== TASK PROMPT ==
Retype only what runs from the beginning of the data through the line with "0.550, 0.575, 0.600]"; please omit the pictures and keep every line exact.

━━━ RECORDED DATA ━━━

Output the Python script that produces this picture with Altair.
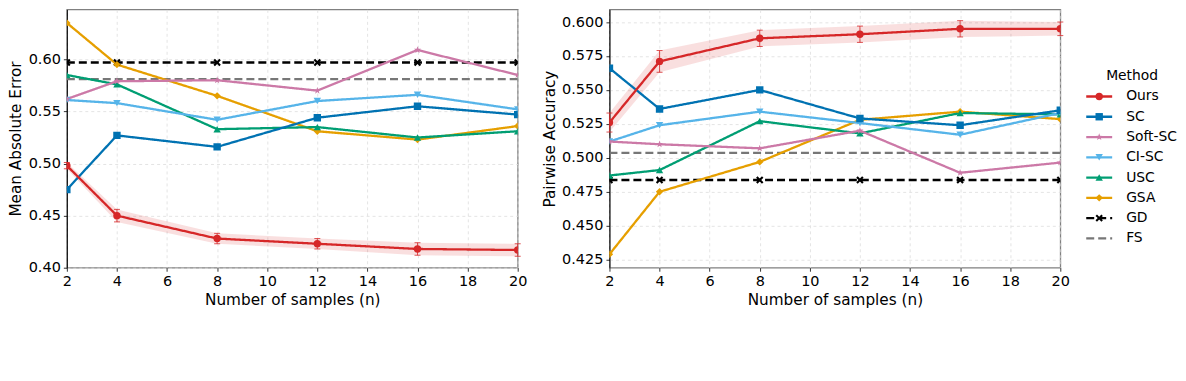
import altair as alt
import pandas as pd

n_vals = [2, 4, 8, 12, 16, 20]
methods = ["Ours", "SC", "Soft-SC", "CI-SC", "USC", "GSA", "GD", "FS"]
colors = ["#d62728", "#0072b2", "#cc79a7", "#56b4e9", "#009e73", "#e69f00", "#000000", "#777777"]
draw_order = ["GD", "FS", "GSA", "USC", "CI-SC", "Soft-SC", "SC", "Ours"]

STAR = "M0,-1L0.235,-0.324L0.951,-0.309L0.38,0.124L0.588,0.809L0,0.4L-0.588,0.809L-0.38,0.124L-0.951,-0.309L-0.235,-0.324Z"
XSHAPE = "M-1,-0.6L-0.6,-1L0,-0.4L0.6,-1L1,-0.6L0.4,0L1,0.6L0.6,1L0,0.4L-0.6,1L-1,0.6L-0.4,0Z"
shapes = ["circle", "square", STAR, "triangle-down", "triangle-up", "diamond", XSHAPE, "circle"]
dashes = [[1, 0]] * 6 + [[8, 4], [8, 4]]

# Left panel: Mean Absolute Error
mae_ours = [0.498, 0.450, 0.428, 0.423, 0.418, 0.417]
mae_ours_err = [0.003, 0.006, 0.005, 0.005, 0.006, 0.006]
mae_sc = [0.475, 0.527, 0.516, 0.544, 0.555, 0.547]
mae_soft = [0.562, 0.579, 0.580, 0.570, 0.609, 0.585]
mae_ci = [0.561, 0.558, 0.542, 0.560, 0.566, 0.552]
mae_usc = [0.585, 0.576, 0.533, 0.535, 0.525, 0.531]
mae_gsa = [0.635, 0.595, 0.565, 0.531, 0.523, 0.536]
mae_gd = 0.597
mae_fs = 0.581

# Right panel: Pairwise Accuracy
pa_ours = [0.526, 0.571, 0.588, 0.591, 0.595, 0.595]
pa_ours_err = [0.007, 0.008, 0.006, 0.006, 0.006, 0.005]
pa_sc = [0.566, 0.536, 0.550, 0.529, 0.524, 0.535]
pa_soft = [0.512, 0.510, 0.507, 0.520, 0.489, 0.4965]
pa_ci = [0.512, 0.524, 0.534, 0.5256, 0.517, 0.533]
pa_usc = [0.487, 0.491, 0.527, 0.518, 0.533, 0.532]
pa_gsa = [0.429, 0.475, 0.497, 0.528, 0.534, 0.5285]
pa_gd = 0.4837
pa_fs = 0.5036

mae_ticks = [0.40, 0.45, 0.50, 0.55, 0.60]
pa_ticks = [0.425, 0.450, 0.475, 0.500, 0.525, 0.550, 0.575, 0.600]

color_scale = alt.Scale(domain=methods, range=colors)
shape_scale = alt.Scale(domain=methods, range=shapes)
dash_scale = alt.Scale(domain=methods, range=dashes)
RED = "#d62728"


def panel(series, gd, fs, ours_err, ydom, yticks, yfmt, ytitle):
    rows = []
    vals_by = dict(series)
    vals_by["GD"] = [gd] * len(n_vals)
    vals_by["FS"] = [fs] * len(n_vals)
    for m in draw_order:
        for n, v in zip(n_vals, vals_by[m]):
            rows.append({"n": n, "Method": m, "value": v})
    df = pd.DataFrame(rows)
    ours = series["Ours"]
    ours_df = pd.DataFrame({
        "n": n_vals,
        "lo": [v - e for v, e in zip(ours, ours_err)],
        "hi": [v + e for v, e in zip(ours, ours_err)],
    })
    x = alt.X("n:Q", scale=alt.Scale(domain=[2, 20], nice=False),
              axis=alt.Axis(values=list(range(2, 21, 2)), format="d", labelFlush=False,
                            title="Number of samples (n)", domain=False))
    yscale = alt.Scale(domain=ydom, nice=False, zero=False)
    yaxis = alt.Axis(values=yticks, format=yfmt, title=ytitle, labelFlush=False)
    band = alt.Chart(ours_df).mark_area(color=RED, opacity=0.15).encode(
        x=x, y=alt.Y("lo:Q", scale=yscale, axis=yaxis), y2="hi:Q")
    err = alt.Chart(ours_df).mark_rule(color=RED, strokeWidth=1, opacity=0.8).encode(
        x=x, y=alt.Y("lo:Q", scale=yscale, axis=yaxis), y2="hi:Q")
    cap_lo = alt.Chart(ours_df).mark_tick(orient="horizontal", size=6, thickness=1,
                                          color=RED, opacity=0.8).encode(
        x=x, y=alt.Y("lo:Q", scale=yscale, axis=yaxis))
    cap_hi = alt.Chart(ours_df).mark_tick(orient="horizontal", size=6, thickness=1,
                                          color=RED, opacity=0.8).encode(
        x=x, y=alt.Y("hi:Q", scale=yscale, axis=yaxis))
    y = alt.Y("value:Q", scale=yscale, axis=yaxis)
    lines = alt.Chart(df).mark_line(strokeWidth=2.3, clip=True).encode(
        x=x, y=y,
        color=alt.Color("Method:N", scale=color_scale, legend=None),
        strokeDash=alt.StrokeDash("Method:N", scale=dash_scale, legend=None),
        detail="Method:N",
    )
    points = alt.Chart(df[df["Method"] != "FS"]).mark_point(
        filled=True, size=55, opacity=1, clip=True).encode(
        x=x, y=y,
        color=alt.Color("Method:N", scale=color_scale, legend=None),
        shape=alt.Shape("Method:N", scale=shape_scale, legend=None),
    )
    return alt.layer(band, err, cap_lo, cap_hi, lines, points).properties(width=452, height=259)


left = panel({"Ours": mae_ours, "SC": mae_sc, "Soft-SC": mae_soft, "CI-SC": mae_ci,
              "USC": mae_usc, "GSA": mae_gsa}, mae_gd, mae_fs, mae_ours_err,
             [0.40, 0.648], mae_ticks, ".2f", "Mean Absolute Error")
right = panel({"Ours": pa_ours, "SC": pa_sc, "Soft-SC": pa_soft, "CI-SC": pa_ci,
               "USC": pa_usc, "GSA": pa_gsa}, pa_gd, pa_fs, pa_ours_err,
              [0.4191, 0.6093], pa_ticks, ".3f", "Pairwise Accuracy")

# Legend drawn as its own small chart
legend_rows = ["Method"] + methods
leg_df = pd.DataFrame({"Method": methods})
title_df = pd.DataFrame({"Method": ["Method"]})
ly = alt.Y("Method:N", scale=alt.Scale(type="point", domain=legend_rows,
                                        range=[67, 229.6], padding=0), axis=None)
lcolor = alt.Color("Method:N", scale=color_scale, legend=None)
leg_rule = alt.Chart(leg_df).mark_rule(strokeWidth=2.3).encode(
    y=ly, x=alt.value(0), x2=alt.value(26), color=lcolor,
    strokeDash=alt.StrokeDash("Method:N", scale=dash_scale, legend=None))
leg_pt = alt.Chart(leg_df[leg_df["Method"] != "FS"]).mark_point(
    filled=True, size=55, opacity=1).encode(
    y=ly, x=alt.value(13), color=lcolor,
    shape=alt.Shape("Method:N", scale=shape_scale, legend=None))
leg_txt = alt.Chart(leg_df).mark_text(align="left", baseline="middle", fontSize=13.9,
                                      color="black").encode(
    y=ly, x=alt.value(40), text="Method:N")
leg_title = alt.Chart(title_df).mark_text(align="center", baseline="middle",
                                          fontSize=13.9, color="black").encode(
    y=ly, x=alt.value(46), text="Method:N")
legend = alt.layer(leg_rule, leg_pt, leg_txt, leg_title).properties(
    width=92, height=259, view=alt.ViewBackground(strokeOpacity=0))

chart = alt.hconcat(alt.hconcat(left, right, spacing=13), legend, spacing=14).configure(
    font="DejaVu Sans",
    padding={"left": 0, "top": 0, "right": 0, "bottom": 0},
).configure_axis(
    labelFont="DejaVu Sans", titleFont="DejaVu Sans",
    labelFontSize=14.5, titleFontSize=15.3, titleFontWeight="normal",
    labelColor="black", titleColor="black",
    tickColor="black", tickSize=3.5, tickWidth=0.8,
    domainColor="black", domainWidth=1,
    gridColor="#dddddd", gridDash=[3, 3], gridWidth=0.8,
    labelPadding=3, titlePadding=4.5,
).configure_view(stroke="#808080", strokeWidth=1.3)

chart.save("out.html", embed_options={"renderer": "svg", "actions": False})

━━━

== FULL SOLUTION ==
Output the Python script that produces this picture with Altair.
import altair as alt
import pandas as pd

n_vals = [2, 4, 8, 12, 16, 20]
methods = ["Ours", "SC", "Soft-SC", "CI-SC", "USC", "GSA", "GD", "FS"]
colors = ["#d62728", "#0072b2", "#cc79a7", "#56b4e9", "#009e73", "#e69f00", "#000000", "#777777"]
draw_order = ["GD", "FS", "GSA", "USC", "CI-SC", "Soft-SC", "SC", "Ours"]

STAR = "M0,-1L0.235,-0.324L0.951,-0.309L0.38,0.124L0.588,0.809L0,0.4L-0.588,0.809L-0.38,0.124L-0.951,-0.309L-0.235,-0.324Z"
XSHAPE = "M-1,-0.6L-0.6,-1L0,-0.4L0.6,-1L1,-0.6L0.4,0L1,0.6L0.6,1L0,0.4L-0.6,1L-1,0.6L-0.4,0Z"
shapes = ["circle", "square", STAR, "triangle-down", "triangle-up", "diamond", XSHAPE, "circle"]
dashes = [[1, 0]] * 6 + [[8, 4], [8, 4]]

# Left panel: Mean Absolute Error
mae_ours = [0.498, 0.450, 0.428, 0.423, 0.418, 0.417]
mae_ours_err = [0.003, 0.006, 0.005, 0.005, 0.006, 0.006]
mae_sc = [0.475, 0.527, 0.516, 0.544, 0.555, 0.547]
mae_soft = [0.562, 0.579, 0.580, 0.570, 0.609, 0.585]
mae_ci = [0.561, 0.558, 0.542, 0.560, 0.566, 0.552]
mae_usc = [0.585, 0.576, 0.533, 0.535, 0.525, 0.531]
mae_gsa = [0.635, 0.595, 0.565, 0.531, 0.523, 0.536]
mae_gd = 0.597
mae_fs = 0.581

# Right panel: Pairwise Accuracy
pa_ours = [0.526, 0.571, 0.588, 0.591, 0.595, 0.595]
pa_ours_err = [0.007, 0.008, 0.006, 0.006, 0.006, 0.005]
pa_sc = [0.566, 0.536, 0.550, 0.529, 0.524, 0.535]
pa_soft = [0.512, 0.510, 0.507, 0.520, 0.489, 0.4965]
pa_ci = [0.512, 0.524, 0.534, 0.5256, 0.517, 0.533]
pa_usc = [0.487, 0.491, 0.527, 0.518, 0.533, 0.532]
pa_gsa = [0.429, 0.475, 0.497, 0.528, 0.534, 0.5285]
pa_gd = 0.4837
pa_fs = 0.5036

mae_ticks = [0.40, 0.45, 0.50, 0.55, 0.60]
pa_ticks = [0.425, 0.450, 0.475, 0.500, 0.525, 0.550, 0.575, 0.600]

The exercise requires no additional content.